While vaporizing devices for cannabis may be legal in certain states, they are illegal under the federal Controlled Substances Act (CSA).  The CSA makes it unlawful to sell, offer for sale, or use any facility of interstate commerce to transport drug paraphernalia, defined as “any equipment, product, or material of any kind which is primarily intended or designed for use in manufacturing, compounding, converting, concealing, producing, processing, preparing, injecting, ingesting, inhaling, or otherwise introducing into the human body a controlled substance, possession of which is unlawful under [the CSA].”  Where goods or services in a trademark application are identified as primarily intended or designed for use in ingesting, inhaling, or otherwise introducing cannabis or marijuana into the human body, it constitutes unlawful drug paraphernalia under the CSA.

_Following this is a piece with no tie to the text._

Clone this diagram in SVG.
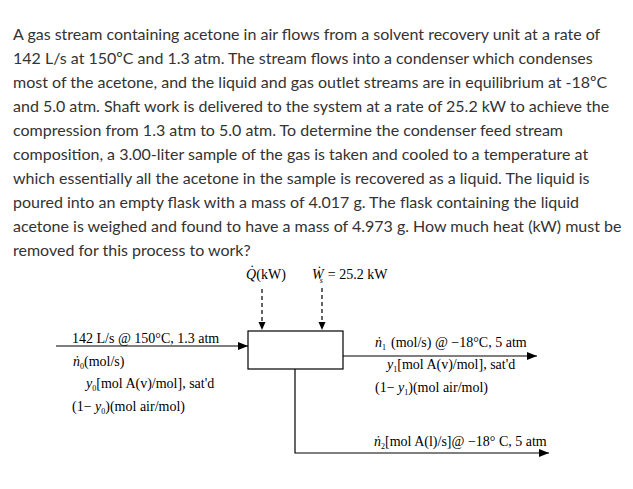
<svg xmlns="http://www.w3.org/2000/svg" width="633" height="489" viewBox="0 0 633 489">
<style>
.p{font-family:Lato,"Open Sans","Liberation Sans",sans-serif;font-size:16px;fill:#333}
.d{font-family:"Liberation Serif","Times New Roman",serif;font-size:14px;fill:#000}
.i{font-style:italic}
.s{font-size:8px}
.ln{stroke:#000;stroke-width:1.2;fill:none}
.ds{stroke:#000;stroke-width:1.2;fill:none;stroke-dasharray:4,3}
</style>
<defs>
<marker id="ah" markerWidth="10" markerHeight="8" refX="10" refY="4" orient="auto" markerUnits="userSpaceOnUse"><path d="M0,0 L10,4 L0,8 Z" fill="#000"/></marker>
<marker id="ahs" markerWidth="8" markerHeight="8" refX="8" refY="4" orient="auto" markerUnits="userSpaceOnUse"><path d="M0,0.5 L8,4 L0,7.5 Z" fill="#000"/></marker>
</defs>
<g id="problem">
<text class="p" x="13" y="40">A gas stream containing acetone in air flows from a solvent recovery unit at a rate of</text>
<text class="p" x="13" y="64">142 L/s at 150ºC and 1.3 atm. The stream flows into a condenser which condenses</text>
<text class="p" x="13" y="88">most of the acetone, and the liquid and gas outlet streams are in equilibrium at -18ºC</text>
<text class="p" x="13" y="112">and 5.0 atm. Shaft work is delivered to the system at a rate of 25.2 kW to achieve the</text>
<text class="p" x="13" y="136">compression from 1.3 atm to 5.0 atm. To determine the condenser feed stream</text>
<text class="p" x="13" y="160">composition, a 3.00-liter sample of the gas is taken and cooled to a temperature at</text>
<text class="p" x="13" y="184">which essentially all the acetone in the sample is recovered as a liquid. The liquid is</text>
<text class="p" x="13" y="208">poured into an empty flask with a mass of 4.017 g. The flask containing the liquid</text>
<text class="p" x="13" y="232">acetone is weighed and found to have a mass of 4.973 g. How much heat (kW) must be</text>
<text class="p" x="13" y="256">removed for this process to work?</text>
</g>
<g id="condenser">
<rect x="248" y="331" width="95" height="38" fill="#fff" stroke="#000" stroke-width="1.2"/>
</g>
<g id="connectors">
<line class="ln" x1="56" y1="346" x2="248" y2="346" marker-end="url(#ah)"/>
<line class="ds" x1="262" y1="289" x2="262" y2="330" marker-end="url(#ahs)"/>
<line class="ds" x1="322" y1="288" x2="322" y2="330" marker-end="url(#ahs)"/>
<line class="ln" x1="343" y1="356" x2="537" y2="356" marker-end="url(#ah)"/>
<polyline class="ln" points="295,369 295,453 549,453" marker-end="url(#ah)"/>
</g>
<g id="labels">
<text class="d" x="246" y="279"><tspan class="i">Q</tspan><tspan dx="-6.5" dy="-4">˙</tspan><tspan dx="2" dy="4">(kW)</tspan></text>
<text class="d" x="312" y="279"><tspan class="i">Ẇ</tspan><tspan class="s i" dx="-4" dy="4">s</tspan><tspan dx="5" dy="-4">= 25.2 kW</tspan></text>
<text class="d" x="72" y="343">142 L/s @ 150°C, 1.3 atm</text>
<text class="d" x="73" y="366"><tspan class="i">ṅ</tspan><tspan class="s" dy="3">0</tspan><tspan dy="-3">(mol/s)</tspan></text>
<text class="d" x="86" y="388"><tspan class="i">y</tspan><tspan class="s" dy="3">0</tspan><tspan dy="-3">[mol A(v)/mol], sat'd</tspan></text>
<text class="d" x="72" y="411">(1− <tspan class="i">y</tspan><tspan class="s" dy="3">0</tspan><tspan dy="-3">)(mol air/mol)</tspan></text>
<text class="d" x="375" y="347"><tspan class="i">ṅ</tspan><tspan class="s" dy="3">1</tspan><tspan dx="5" dy="-3">(mol/s) @  −18°C, 5 atm</tspan></text>
<text class="d" x="387" y="369"><tspan class="i">y</tspan><tspan class="s" dy="3">1</tspan><tspan dy="-3">[mol A(v)/mol], sat'd</tspan></text>
<text class="d" x="375" y="392">(1− <tspan class="i">y</tspan><tspan class="s" dy="3">1</tspan><tspan dy="-3">)(mol air/mol)</tspan></text>
<text class="d" x="374" y="446"><tspan class="i">ṅ</tspan><tspan class="s" dy="3">2</tspan><tspan dy="-3">[mol A(l)/s]@ −18° C, 5 atm</tspan></text>
</g>
</svg>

JJ206’s argument that it only intends to do business in states which allow for the sale and distribution of marijuana was not persuasive.  The TTAB noted that whether a product or service is lawful within a state is irrelevant to the question of federal registration when it is unlawful under federal law.  Because “commerce” is defined in the Trademark Act as commerce lawfully regulated by Congress, that which is illegal under federal law cannot be lawful “commerce” under the Trademark Act.  As such, any application to federally register any goods or services that are illegal under federal law will be refused, regardless if it is legal under state law.

So what’s a California cannabis entrepreneur to do?  One could rely on common law trademark rights.  Common law rights arise from actual use of a mark in commerce and no registration is required to establish common law rights.  However, enforcement can present the challenge of establishing proof of the date of first use.  Additionally, common law trademark rights are limited to the actual geographic scope of use established through evidence.

State trademark registration would be an improvement over common law rights.  In California registration is prima facie evidence of ownership of a valid mark and the exclusive right to use the mark for the covered goods or services within California.  Granted seeking registration in California and the other states in which marijuana is legal may not be as convenient or cost effective as a single federal registration and you can’t file based on intent to use, but it is still preferred over relying on common law rights.

Another strategy would be to seek registration for an ancillary product or service that does not violate the CSA.  The application could be filed based on either use in commerce or intent to use. If the mark is registered, the owner would be entitled to argue that the subsequent use by a third party would cause likelihood of confusion and infringe its trademark rights.